Swiss politician (1935–2023)

Marcel Blanc (12 March 1935 – 24 March 2023) was a Swiss farmer and politician of the Democratic Union of the Centre (UDC). He served on the Council of State of Vaud from 1978 to 1991 as head of the Department of Public Works.

==Biography==
Blanc was born in Brenles on 12 March 1935 to a Huguenot family who took refuge in Switzerland after the Edict of Fontainebleau. After training to become a farmer, he took over a field in his hometown.

In 1957, Blanc was elected to the municipal council of Brenles as a member of the UDC. In 1970, he was elected to the Grand Council of Vaud and became president of the UDC in the Canton of Vaud. He then became vice-president of the UDC nation-wide.

Blanc was elected to the Council of State of Vaud in 1978, succeeding his fellow party member Marc-Henri Ravussin. On 7 March 1982, he was re-elected to a second term, finishing second on the ballot behind Radical Democratic Party member Jean-Pascal Delamuraz. He was again re-elected in 1986 in the second round of elections. He was re-elected for a third time in 1990. In 1991, he resigned from his position, leaving office on 30 November.

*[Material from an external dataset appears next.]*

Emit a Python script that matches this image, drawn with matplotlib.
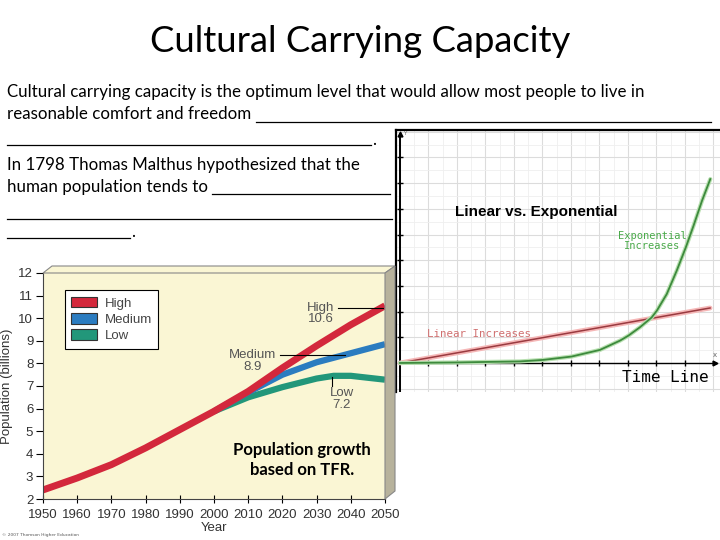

During his mandate, Blanc was head of the Department of Public Works. He twice chaired the cantonal government, in 1982 and 1988. In 1991, the socialist Daniel Schmutz succeeded him as head of the public works department, while Pierre-François Veillon was elected to succeed him from the UDC and headed the Department of Finances.

Marcel Blanc died on 24 March 2023, at the age of 88.